Some of my critics will love to point out that I don’t have a “real job” and that I’m only able to stay alive because I am “leeching” off the taxpayers of my country. To which I respond, “Let’s see you fight through a mental illness for twenty years that no one can understand and some even deny exists and then you tell me how much of a leech and a cancer on society I am.” I have had people who I previously thought were my friends tell me I’m “wasting my life” not working some minimum wage drudgery because it’s the “useful”, “honorable”, and “manly” thing to do. I have had former friends tell me my blogging about mental illness is “a waste of time.” Needless to say such short sighted jerks I no longer keep in contact with.
Who gets to define what is honorable and useful to begin with? I don’t remember getting to vote on such ideas. By what right do now former friends get to tell me I am wasting my life and time blogging about living with a mental illness? I can illustrate what living with a mental illness is like. Many who are mentally ill are unable to articulate what living with it is like. It’s a lonely existence. It’s a turbulent existence. It is a horrible feeling knowing I will never be able to attempt to achieve my dreams. It is terrible knowing I will never have a family. It sucks knowing that through no fault of my own I’m always going to be on the fringes of society. And it scares me that I’m always going to be in poor health and probably die at a younger age than most people. The public at large needs to know what life is like for the forgotten mentally ill people. Many mentally ill people rotate in and out of jail because they aren’t getting the kind of treatment they need. Many mentally ill people are homeless and not by choice. Some, like myself, have to live on the outside of society looking in because we are not accepted by society as a whole. It can be a very dreary and dark existence. I don’t wish the ups and downs of mental illness on anyone, not even my worst enemies.
Why is paid drudge work considered honorable yet unpaid volunteer work, such as what I do with this blog, isn’t? Why do I have to work as a janitor or a convenience store clerk to “earn my keep?” As easily as we can grow food, build shelters, and harvest energy anymore, we don’t necessarily need what economists call ‘full employment.’ We don’t need several layers of bureaucracy or managers of managers or ‘inspectors of inspectors’ as Buckminister Fuller put it many years ago.
We don’t have 90 percent of our workforce on farms or factories like we did during the Industrial Revolution because we have machines and scientific processes that can grow crops and make goods far better than we could in bygone years. I am convinced that holding on the antiquated and obsolete idea that everyone has to have a job is actually hurting us as a society and holding us back as a species. Besides, when I was working I heard my coworkers and bosses complain and whine about how much they hated their jobs. It seems to me that everyone enjoys complaining about how much they hate their jobs. Hating your job, it seems to me, is more American than apple pie, the Stars and Stripes, or baseball.

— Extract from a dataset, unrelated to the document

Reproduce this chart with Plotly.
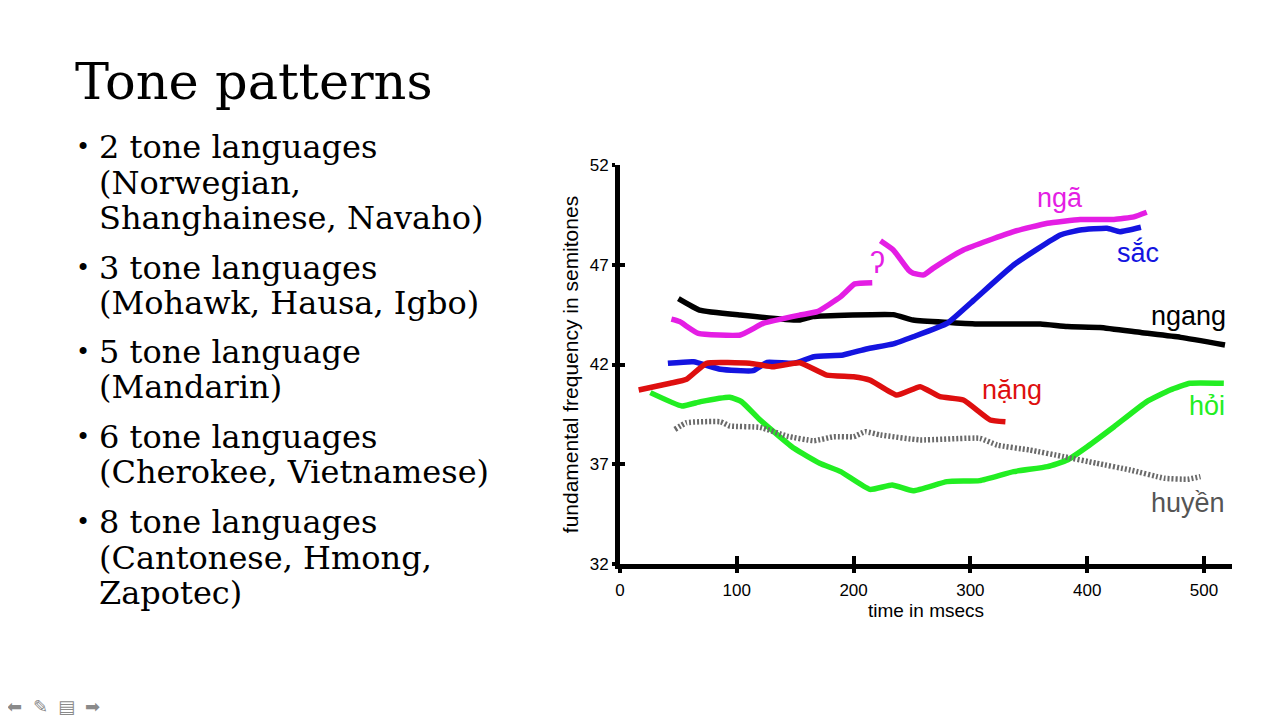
import plotly.graph_objects as go

# ---- data (time in ms, fundamental frequency in semitones) ----
ngang_t = [50, 68, 103, 154, 165, 234, 251, 306, 360, 383, 411, 446, 480, 518]
ngang_f = [45.3, 44.73, 44.48, 44.23, 44.4, 44.5, 44.23, 44.03, 44.03, 43.9, 43.86, 43.6, 43.36, 42.98]

nga_t = [44, 51, 67, 103, 123, 154, 169, 189, 201, 216, None,
         223, 234, 247, 251, 260, 268, 294, 337, 366, 394, 423, 440, 451]
nga_f = [44.27, 44.15, 43.56, 43.48, 44.07, 44.48, 44.65, 45.4, 46.04, 46.1, None,
         48.2, 47.74, 46.74, 46.57, 46.49, 46.82, 47.74, 48.66, 49.08, 49.27, 49.27, 49.4, 49.63]

sac_t = [41, 63, 86, 114, 126, 149, 166, 191, 211, 234, 251, 280, 303, 337, 377, 394, 417, 428, 446]
sac_f = [42.06, 42.14, 41.76, 41.69, 42.11, 42.06, 42.39, 42.48, 42.78, 43.03, 43.39, 44.06,
         45.23, 46.99, 48.49, 48.74, 48.83, 48.66, 48.88]

nang_t = [16, 43, 57, 74, 111, 131, 154, 177, 200, 214, 237, 257, 274, 294, 317, 330]
nang_f = [40.72, 41.06, 41.26, 42.06, 42.06, 41.89, 42.09, 41.47, 41.39, 41.22, 40.47, 40.89,
          40.39, 40.22, 39.22, 39.13]

hoi_t = [26, 53, 69, 94, 104, 120, 149, 171, 189, 214, 233, 251, 280, 308, 337, 366, 383,
         400, 423, 451, 471, 488, 517]
hoi_f = [40.59, 39.92, 40.14, 40.36, 40.14, 39.22, 37.8, 37.05, 36.63, 35.74, 35.96, 35.67,
         36.13, 36.18, 36.63, 36.88, 37.21, 37.88, 38.88, 40.14, 40.72, 41.06, 41.06]

huyen_t = [47, 57, 86, 94, 120, 143, 166, 183, 200, 210, 223, 257, 308, 323, 351, 380, 408,
           437, 466, 486, 497]
huyen_f = [38.75, 39.08, 39.13, 38.92, 38.85, 38.41, 38.18, 38.38, 38.38, 38.63, 38.47, 38.22,
           38.3, 37.96, 37.71, 37.38, 37.05, 36.71, 36.3, 36.25, 36.38]

x_ticks = [0, 100, 200, 300, 400, 500]
y_ticks = [32, 37, 42, 47, 52]

title_text = "Tone patterns"
bullets = [
    ["2 tone languages", "(Norwegian,", "Shanghainese, Navaho)"],
    ["3 tone languages", "(Mohawk, Hausa, Igbo)"],
    ["5 tone language", "(Mandarin)"],
    ["6 tone languages", "(Cherokee, Vietnamese)"],
    ["8 tone languages", "(Cantonese, Hmong,", "Zapotec)"],
]

# ---- layout geometry (pixels); page body has an 8px margin ----
OFF = 8
W, H = 1280 - OFF, 720 - OFF
L = 620 - OFF
T = 165 - OFF
R = W - (1232 - OFF)
B = H - (564 - OFF)
PW, PH = W - L - R, H - T - B


def px(xs):
    return (xs - OFF - L) / PW


def py(ys):
    return (H - B - (ys - OFF)) / PH


fig = go.Figure()

series = [
    (ngang_t, ngang_f, "#000000", "solid"),
    (nga_t, nga_f, "#e41ee4", "solid"),
    (sac_t, sac_f, "#1414e0", "solid"),
    (nang_t, nang_f, "#de0f0f", "solid"),
    (hoi_t, hoi_f, "#22ee22", "solid"),
    (huyen_t, huyen_f, "#6a6a6a", "2px,2px"),
]
for t, f, c, d in series:
    fig.add_trace(go.Scatter(x=t, y=f, mode="lines", connectgaps=False,
                             line=dict(color=c, width=5.5, dash=d, shape="spline", smoothing=0.4),
                             showlegend=False, hoverinfo="skip"))

# invisible trace on overlay axes so inner tick halves are drawn
fig.add_trace(go.Scatter(x=[0], y=[32], xaxis="x2", yaxis="y2", mode="markers",
                         marker=dict(opacity=0), showlegend=False, hoverinfo="skip"))

sans = "Liberation Sans, Arial, sans-serif"
tickfont = dict(family=sans, size=17, color="#000")
fig.update_layout(
    width=W, height=H,
    margin=dict(l=L, r=R, t=T, b=B),
    paper_bgcolor="white", plot_bgcolor="white",
    xaxis=dict(range=[0, 524], tickvals=x_ticks, showgrid=False, zeroline=False,
               showline=True, linewidth=5, linecolor="black",
               ticks="outside", ticklen=4, tickwidth=4, tickcolor="black",
               tickfont=tickfont, ticklabelstandoff=3,
               title=dict(text="time in msecs", standoff=0,
                          font=dict(family=sans, size=19, color="black"))),
    yaxis=dict(range=[32, 52], tickvals=y_ticks, showgrid=False, zeroline=False,
               showline=True, linewidth=5, linecolor="black",
               ticks="outside", ticklen=3, tickwidth=4, tickcolor="black",
               tickfont=tickfont, ticklabelstandoff=0,
               title=dict(text="fundamental frequency in semitones", standoff=7,
                          font=dict(family=sans, size=21, color="black"))),
    xaxis2=dict(range=[0, 524], overlaying="x", matches="x", tickvals=x_ticks, showticklabels=False,
                showgrid=False, zeroline=False, ticks="inside", ticklen=8, tickwidth=4,
                tickcolor="black", side="bottom"),
    yaxis2=dict(range=[32, 52], overlaying="y", matches="y", tickvals=y_ticks, showticklabels=False,
                showgrid=False, zeroline=False, ticks="inside", ticklen=5, tickwidth=4,
                tickcolor="black", side="left"),
)

labels = [
    ("ngã", 1060, 198, "#e41ee4", 27),
    ("sắc", 1138, 252, "#1414e0", 27),
    ("ngang", 1188, 316, "#000000", 27),
    ("nặng", 1012, 390, "#de0f0f", 27),
    ("hỏi", 1207, 406, "#22ee22", 27),
    ("huyền", 1188, 503, "#555555", 27),
    ("ʔ", 877, 262, "#e41ee4", 30),
]
for txt, x0, y0, col, sz in labels:
    fig.add_annotation(text=txt, x=px(x0), y=py(y0), xref="paper", yref="paper",
                       showarrow=False, xanchor="center", yanchor="middle",
                       font=dict(family=sans, size=sz, color=col))

serif = "DejaVu Serif, serif"
fig.add_annotation(text=title_text, x=px(73), y=py(82), xref="paper", yref="paper",
                   showarrow=False, xanchor="left", yanchor="middle",
                   font=dict(family=serif, size=51, color="black"))

line_y = [[147, 183, 218], [268, 303], [352, 387], [437, 472], [522, 558, 593]]
for group, ys in zip(bullets, line_y):
    fig.add_annotation(text="•", x=px(74), y=py(ys[0]), xref="paper", yref="paper",
                       showarrow=False, xanchor="left", yanchor="middle",
                       font=dict(family=serif, size=24, color="black"))
    for line, yy in zip(group, ys):
        fig.add_annotation(text=line, x=px(97), y=py(yy), xref="paper", yref="paper",
                           showarrow=False, xanchor="left", yanchor="middle",
                           font=dict(family=serif, size=32, color="black"))

for sym, xs in zip(["⬅", "✎", "▤", "➡"], [14, 40, 66, 92]):
    fig.add_annotation(text=sym, x=px(xs), y=py(706), xref="paper", yref="paper",
                       showarrow=False, xanchor="center", yanchor="middle",
                       font=dict(family="DejaVu Sans", size=18, color="#8a8a8a"))

fig.write_html("out.html")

I never understood why normal people took pride in their misery and anger. That doesn’t seem mentally balanced at all to me.

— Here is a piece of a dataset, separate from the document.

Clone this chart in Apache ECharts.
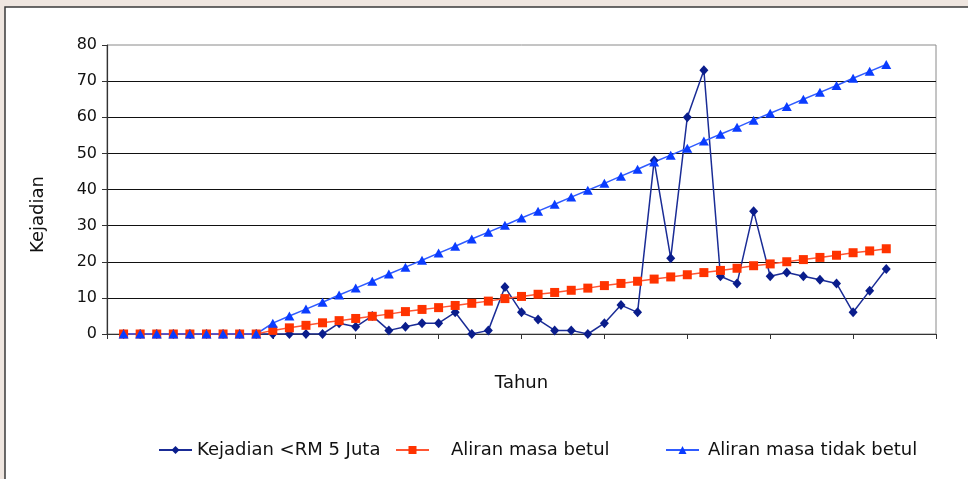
<!DOCTYPE html>
<html>
<head>
<meta charset="utf-8">
<script src="https://cdn.jsdelivr.net/npm/echarts@6/dist/echarts.min.js"></script>
<style>
html,body{margin:0;padding:0;background:#efe6e0;}
#chart{width:968px;height:479px;}
</style>
</head>
<body>
<div id="chart"></div>
<script>
// Category positions along the x axis (unlabeled "Tahun" axis)
var categories = [0,1,2,3,4,5,6,7,8,9,10,11,12,13,14,15,16,17,18,19,20,21,22,23,24,25,26,27,28,29,30,31,32,33,34,35,36,37,38,39,40,41,42,43,44,45,46,47,48,49,50];

var seriesNames = ['Kejadian <RM 5 Juta', 'Aliran masa betul', 'Aliran masa tidak betul'];

var kejadian = [null,
  0,0,0,0,0,0,0,0,0,0,0,0,0,
  3,2,5,1,2,3,3,6,0,1,13,6,4,1,1,0,3,8,6,48,21,60,73,16,14,34,16,17,16,15,14,6,12,18,
  null,null,null];

var betul = [null,
  0,0,0,0,0,0,0,0,0,
  1.0,1.7,2.4,3.1,3.7,4.3,4.9,5.5,6.2,6.8,7.3,7.9,8.5,9.1,9.8,10.4,11.0,11.5,12.1,12.7,
  13.4,14.0,14.6,15.2,15.8,16.4,17.0,17.6,18.2,18.9,19.4,20.0,20.6,21.2,21.8,22.5,23.0,23.6,
  null,null,null];

var tidakBetul = [null,
  0,0,0,0,0,0,0,0,0,
  3.0,5.0,6.9,8.8,10.8,12.7,14.6,16.6,18.5,20.4,22.4,24.3,26.3,28.2,30.1,32.1,34.0,35.9,37.9,39.8,
  41.7,43.7,45.6,47.6,49.5,51.4,53.4,55.3,57.2,59.2,61.1,63.0,65.0,66.9,68.8,70.8,72.7,74.6,
  null,null,null];

var yMin = 0, yMax = 80, yInterval = 10;

var FONT = '"DejaVu Sans", sans-serif';
var chart = echarts.init(document.getElementById('chart'), null, {renderer: 'canvas'});

function legendItem(name, left, textPad) {
  return {
    data: [name],
    left: left,
    top: 441,
    itemWidth: 33,
    itemHeight: 10,
    itemGap: 0,
    padding: 0,
    selectedMode: false,
    textStyle: {fontFamily: FONT, fontSize: 18, color: '#111', padding: [0, 0, 0, textPad]}
  };
}

chart.setOption({
  backgroundColor: '#efe6e0',
  animation: false,
  graphic: [{
    type: 'rect',
    z: -10,
    silent: true,
    shape: {x: 5, y: 7, width: 1000, height: 500},
    style: {fill: '#ffffff', stroke: '#3a3a3a', lineWidth: 1.5}
  }],
  grid: {
    left: 107, right: 32, top: 45, bottom: 145,
    show: true, borderColor: '#8a8a8a', borderWidth: 1, backgroundColor: 'transparent'
  },
  legend: [
    legendItem(seriesNames[0], 158, 0),
    legendItem(seriesNames[1], 395, 17),
    legendItem(seriesNames[2], 665, 4)
  ],
  xAxis: {
    type: 'category',
    data: categories,
    boundaryGap: false,
    name: 'Tahun',
    nameLocation: 'middle',
    nameGap: 40,
    nameTextStyle: {fontFamily: FONT, fontSize: 18, color: '#111'},
    axisLine: {lineStyle: {color: '#333', width: 1.2}},
    axisTick: {show: true, interval: 4, length: 5, lineStyle: {color: '#333'}},
    axisLabel: {show: false},
    splitLine: {show: false}
  },
  yAxis: {
    type: 'value',
    min: yMin, max: yMax, interval: yInterval,
    name: 'Kejadian',
    nameLocation: 'middle',
    nameRotate: 90,
    nameGap: 60,
    nameTextStyle: {fontFamily: FONT, fontSize: 18, color: '#111', padding: [0, 50, 0, 0]},
    axisLine: {show: true, lineStyle: {color: '#333', width: 1.2}},
    axisTick: {show: true, length: 5, lineStyle: {color: '#333'}},
    axisLabel: {fontFamily: FONT, fontSize: 16, color: '#111', margin: 10},
    splitLine: {show: true, showMaxLine: false, showMinLine: false, lineStyle: {color: '#111', width: 1.2}}
  },
  series: [
    {
      name: seriesNames[0], type: 'line', data: kejadian,
      symbol: 'diamond', symbolSize: [9, 10], showAllSymbol: true,
      itemStyle: {color: '#0a1d8c'},
      lineStyle: {color: '#1a2c96', width: 1.5}
    },
    {
      name: seriesNames[1], type: 'line', data: betul,
      symbol: 'rect', symbolSize: 9, showAllSymbol: true,
      itemStyle: {color: '#ff3300'},
      lineStyle: {color: '#ff5533', width: 1.5}
    },
    {
      name: seriesNames[2], type: 'line', data: tidakBetul,
      symbol: 'triangle', symbolSize: [10, 9], showAllSymbol: true,
      itemStyle: {color: '#0a3cff'},
      lineStyle: {color: '#2f5bff', width: 1.5}
    }
  ]
});
</script>
</body>
</html>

If there is a point to this post, it’s that maybe we as developed nations should seriously consider letting machines and automation take over as much drudgery work as possible, tax the workings of said machines and automations, and just give people a regular stipend just for being citizens of a post industrial nation. Pretty much just free people up from the idea of having to have a repetitive and boring job just to eat and pay rent. These boring and repetitive jobs should have been outsourced to machines and automations a long time ago. And they will be assigned to the machines eventually. No politician can prevent the automation revolution that is already underway.
How many kids grow up dreaming of being convenience store clerks, working at Wal Mart, or working on an assembly line? No, kids grow up dreaming of being things like astronauts, artists, scientists, explorers, performers, etc. It’s when we start telling these kids they need to ‘quit dreaming’ or ‘get a real job’ that they stop striving for the stars and quit fulfilling their potential. And I think that telling these kids to kill their dreams to do something just for the money is immoral and monstrous.

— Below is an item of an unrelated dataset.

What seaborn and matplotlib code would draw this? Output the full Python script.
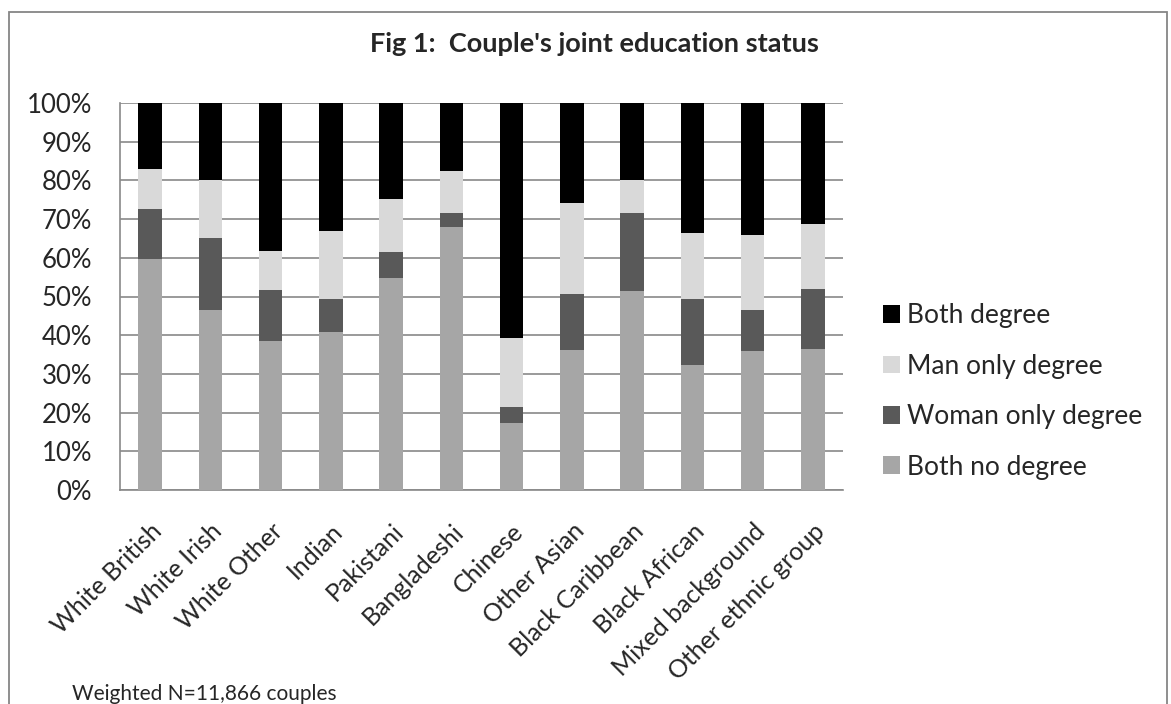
import matplotlib
matplotlib.use("Agg")
import matplotlib.pyplot as plt
import seaborn as sns
import numpy as np
from matplotlib.patches import Patch, Rectangle

categories = ["White British", "White Irish", "White Other", "Indian", "Pakistani",
              "Bangladeshi", "Chinese", "Other Asian", "Black Caribbean",
              "Black African", "Mixed background", "Other ethnic group"]

# shares in % (bottom to top of each stack)
both_no_degree = [59.8, 46.5, 38.6, 40.8, 54.7, 67.9, 17.3, 36.2, 51.4, 32.3, 36.0, 36.4]
woman_only_degree = [12.9, 18.6, 13.0, 8.6, 6.9, 3.7, 4.1, 14.4, 20.2, 17.1, 10.5, 15.6]
man_only_degree = [10.2, 15.1, 10.2, 17.4, 13.7, 10.8, 18.0, 23.6, 8.4, 17.1, 19.3, 16.7]
both_degree = [17.1, 19.8, 38.2, 33.2, 24.7, 17.6, 60.6, 25.8, 20.0, 33.5, 34.2, 31.3]

series = [
    ("Both no degree", both_no_degree, "#a6a6a6"),
    ("Woman only degree", woman_only_degree, "#595959"),
    ("Man only degree", man_only_degree, "#d9d9d9"),
    ("Both degree", both_degree, "#000000"),
]

sns.set_theme(style="white")
plt.rcParams["font.family"] = ["Lato", "DejaVu Sans"]

W, H = 1171, 704
fig = plt.figure(figsize=(W / 100, H / 100), dpi=100)
ax = fig.add_axes([120 / W, (H - 490) / H, 723 / W, 387 / H])

bottom = np.zeros(len(categories))
for name, vals, col in series:
    sns.barplot(x=categories, y=vals, bottom=bottom, color=col, width=0.39,
                saturation=1, ax=ax, zorder=3, edgecolor="none")
    bottom += np.array(vals)

ax.set_ylim(0, 100)
ax.set_xlim(-0.5, len(categories) - 0.5)
ax.set_yticks(np.arange(0, 101, 10))
ax.set_yticklabels([f"{t}%" for t in range(0, 101, 10)], fontsize=18.5)
ax.yaxis.grid(True, color="#898989", linewidth=1.2, zorder=0)
ax.set_axisbelow(True)
for s in ["top", "right"]:
    ax.spines[s].set_visible(False)
for s in ["left", "bottom"]:
    ax.spines[s].set_color("#898989")
    ax.spines[s].set_linewidth(1.2)
ax.tick_params(axis="y", length=0, pad=20)
ax.tick_params(axis="x", length=0, pad=21)
ax.set_xticks(range(len(categories)))
ax.set_xticklabels(categories, rotation=45, ha="right", rotation_mode="anchor", fontsize=18)
ax.set_xlabel("")
ax.set_ylabel("")

handles = [Patch(facecolor=c, edgecolor="none", label=n) for n, v, c in series[::-1]]
fig.legend(handles=handles, loc="center left", bbox_to_anchor=(859 / W, 1 - 391.5 / H),
           frameon=False, fontsize=19, handlelength=0.65, handleheight=0.65,
           handletextpad=0.27, labelspacing=0.96)

fig.text(594 / W, 1 - 52 / H, "Fig 1:  Couple's joint education status",
         ha="center", va="baseline", fontsize=19.5, fontweight="bold")
fig.text(72 / W, 1 - 684 / H, "Weighted N=11,866 couples", ha="left", va="top",
         fontsize=15)

fig.patches.append(Rectangle((9 / W, -0.2), 1158 / W, 1.2 - 12 / H,
                             transform=fig.transFigure, fill=False,
                             edgecolor="#868686", linewidth=1.3, clip_on=False))

fig.savefig("out.png", dpi=100, facecolor="white")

In closing, the next time you hear some supposedly wise grown up tell a kid or young adult that they need to get a real job or work for money, just remember that the most important job in the world doesn’t pay a dime of money to any of it’s workers. That job is, of course, parenthood.
You have to be very brave in this world to follow your dreams. My youngest son is doing that, and he thinks about work like you do. I often wonder how beautiful this world would be if we all just followed our dreams and use our talents. I believe we’ve all gotten this work/life thing very confused. Excellent post, as always.
Appreciate your post.
Reblogged this on and commented:
Truth.
Hi. This is a great post. I have been suffering the nightmare that is schizophrenia for tweleve years now, and people who don’t get how dehibilitating it is are idiots. Anyone who makes you feel bad for not working is an idiot- simple as. I volunteers, and take great pride in it.. as I should do. I agree with you, that the mundane jobs should be automated and people should be given a living wage, it would allow us, as a specicies, to develop further. ANYWAY, I have just hit 100 followers, and you are one of those, so i just wanted to message and say a BIG THANK YOU. Your support really means a lot. I’m currently writing a book on, how I recovered from severe mental illness, and am still trying to build an internet presence- so any advice or tips would be gratefully received. Take care, and thanks again.